First, we need to find the length of the given vector, which is $$(2\overline {i} - 4\overline {j} + 4\overline {k})$$. To find the length of a vector like this, we follow these steps:
1. Take the numbers associated with $$\overline{i}$$, $$\overline{j}$$, and $$\overline{k}$$. These are 2, -4, and 4.
2. Multiply each number by itself:
For 2: $$2 \times 2 = 4$$
For -4: $$-4 \times -4 = 16$$ (Remember, a negative number multiplied by a negative number gives a positive number).
For 4: $$4 \times 4 = 16$$
3. Add these results together:
$$4 + 16 + 16 = 36$$
4. Find the number that, when multiplied by itself, equals this sum. This number is the length.
We know that $$6 \times 6 = 36$$.
So, the length of the vector $$(2\overline {i} - 4\overline {j} + 4\overline {k})$$ is 6.

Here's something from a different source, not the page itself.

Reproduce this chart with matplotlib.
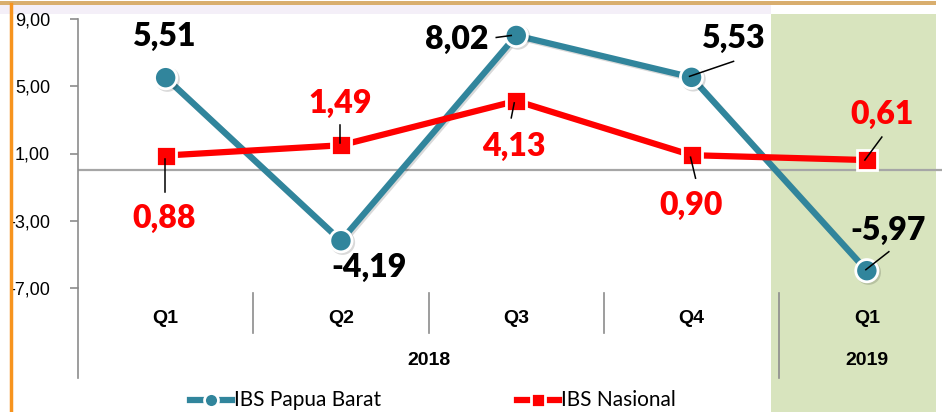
import matplotlib
matplotlib.use("Agg")
import matplotlib.pyplot as plt
import matplotlib.patheffects as pe
import matplotlib.transforms as mtransforms
from matplotlib.lines import Line2D
from matplotlib.patches import Rectangle

quarters = ["Q1", "Q2", "Q3", "Q4", "Q1"]
years = ["2018", "2019"]
papua = [5.51, -4.19, 8.02, 5.53, -5.97]
nasional = [0.88, 1.49, 4.13, 0.90, 0.61]
yticks = [9, 5, 1, -3, -7]

teal = "#31859C"
red = "#FF0000"
gray = "#8C8C8C"
axis_font = ["Liberation Sans Narrow", "Liberation Sans"]

W, H = 942, 412
fig = plt.figure(figsize=(W / 100, H / 100), dpi=100)
fig.patch.set_facecolor("white")

def fx(px):
    return px / W

def fy(py):
    return 1 - py / H

# background decoration: green band for 2019, borders
fig.add_artist(Rectangle((fx(771), 0), fx(936) - fx(771), fy(14), transform=fig.transFigure,
                         facecolor="#D8E4BE", edgecolor="none", zorder=0))
fig.add_artist(Rectangle((0, fy(14)), fx(771), fy(5) - fy(14), transform=fig.transFigure,
                         facecolor="#F4EFF8", edgecolor="none", zorder=0))
fig.add_artist(Rectangle((0, fy(5)), fx(936), fy(1) - fy(5), transform=fig.transFigure,
                         facecolor="#D9AE6E", edgecolor="none", zorder=0))
fig.add_artist(Line2D([fx(11), fx(11)], [0, fy(4)], transform=fig.transFigure,
                      color="#F7941E", lw=2.5, zorder=1))

ax = fig.add_axes([fx(78), fy(288), (954.5 - 78) / W, fy(19) - fy(288)])
ax.set_facecolor("none")
x = list(range(len(quarters)))
ax.set_xlim(-0.5, 4.5)
ax.set_ylim(-7, 9)

for s in ["top", "right", "bottom"]:
    ax.spines[s].set_visible(False)
ax.spines["left"].set_color(gray)
ax.spines["left"].set_linewidth(1.2)
ax.set_xticks([])
ax.set_yticks(yticks)
ax.set_yticklabels([f"{v:.2f}".replace(".", ",") for v in yticks],
                   family=axis_font, fontsize=13)
ax.tick_params(axis="y", length=6, color=gray, width=1.2, pad=14)

ax.axhline(0, color="#A6A6A6", lw=1.6, zorder=1)

# category axis area below the plot
trans = mtransforms.blended_transform_factory(ax.transData, ax.transAxes)
ax.plot([0, 0], [0, -0.335], transform=ax.transAxes, color=gray, lw=1.2, clip_on=False)
for xs in [0.5, 1.5, 2.5]:
    ax.plot([xs, xs], [-0.019, -0.167], transform=trans, color=gray, lw=1.2, clip_on=False)
ax.plot([3.5, 3.5], [-0.019, -0.335], transform=trans, color=gray, lw=1.2, clip_on=False)
for i, q in enumerate(quarters):
    ax.text(i, -0.112, q, transform=trans, ha="center", va="center", fontsize=14,
            fontweight="bold", family=axis_font)
ax.text(1.5, -0.268, years[0], transform=trans, ha="center", va="center", fontsize=14,
        fontweight="bold", family=axis_font)
ax.text(4, -0.268, years[1], transform=trans, ha="center", va="center", fontsize=14,
        fontweight="bold", family=axis_font)

shadow = [pe.SimpleLineShadow(offset=(1.2, -1.2), alpha=0.15), pe.Normal()]
ax.plot(x, papua, color=teal, lw=4.5, marker="o", markersize=16, markerfacecolor=teal,
        markeredgecolor="white", markeredgewidth=2, zorder=4, path_effects=shadow)
ax.plot(x, nasional, color=red, lw=4.5, marker="s", markersize=15, markerfacecolor=red,
        markeredgecolor="white", markeredgewidth=2, zorder=5)

# label offsets in pixels (dx, dy) and leader line offsets
papua_lab = [(-2, 41, None), (28, -27, None), (-59, -4, ((-20, -2), (-5, 0))),
             (41, 39, ((42, 16), (-2, 1))), (21, 40, ((22, 19), (-1, 1)))]
nas_lab = [(-2, -63, ((-1, -3), (-1, -36))), (-1, 42, ((-1, 20), (-1, 2))),
           (-2, -46, ((-2, -2), (-5, -17))), (0, -50, ((-1, -2), (4, -23))),
           (15, 46, ((15, 23), (-2, 0)))]

def label(vals, layout, color):
    for i, (v, (dx, dy, lead)) in enumerate(zip(vals, layout)):
        ax.annotate(f"{v:.2f}".replace(".", ","), (i, v), xytext=(dx, dy),
                    textcoords="offset pixels", ha="center", va="center",
                    fontsize=23, fontweight="heavy", family="Lato", color=color,
                    annotation_clip=False, zorder=6)
        if lead:
            (x0, y0), (x1, y1) = lead
            p = ax.transData.transform((i, v))
            ax.add_line(Line2D([p[0] + x0, p[0] + x1], [p[1] + y0, p[1] + y1],
                               transform=None, color="black", lw=1.1, zorder=7))

label(papua, papua_lab, "black")
label(nasional, nas_lab, red)

# legend
ly = fy(400)
fig.add_artist(Line2D([fx(190), fx(211), fx(232)], [ly] * 3, transform=fig.transFigure,
                      color=teal, lw=4.5, marker="o", markersize=10, markevery=[1],
                      markerfacecolor=teal, markeredgecolor="white", markeredgewidth=2))
fig.text(fx(234), ly, "IBS Papua Barat", ha="left", va="center", fontsize=15, family="Lato")
fig.add_artist(Line2D([fx(517), fx(538), fx(559)], [ly] * 3, transform=fig.transFigure,
                      color=red, lw=4.5, marker="s", markersize=10, markevery=[1],
                      markerfacecolor=red, markeredgecolor="white", markeredgewidth=2))
fig.text(fx(561), ly, "IBS Nasional", ha="left", va="center", fontsize=15, family="Lato")

fig.savefig("out.png", dpi=100)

**step3** Relating the Lengths

We want the new vector, obtained by multiplying $$(2\overline {i} - 4\overline {j} + 4\overline {k})$$ by $$\lambda$$, to have a length of 1.
When you multiply a vector by a number $$\lambda$$, its new length is found by multiplying the original length by the positive value of $$\lambda$$ (because lengths are always positive, whether $$\lambda$$ is positive or negative).
So, we need: (the positive value of $$\lambda$$) multiplied by (the length of the original vector) must equal 1.
Let's call the positive value of $$\lambda$$ as "positive_lambda_value".
Thus, positive_lambda_value $$\times$$ 6 = 1.

**step4** Finding the Value of $$\lambda$$

We need to find what number, when multiplied by 6, gives 1.
To find this "positive_lambda_value", we can divide 1 by 6:
$$1 \div 6 = \frac{1}{6}$$
So, the positive_lambda_value is $$\frac{1}{6}$$.
This means that $$\lambda$$ itself could be either $$\frac{1}{6}$$ (a positive one-sixth) or $$-\frac{1}{6}$$ (a negative one-sixth), because both of these numbers have a positive length value of $$\frac{1}{6}$$.
Therefore, $$\lambda = \pm \frac{1}{6}$$.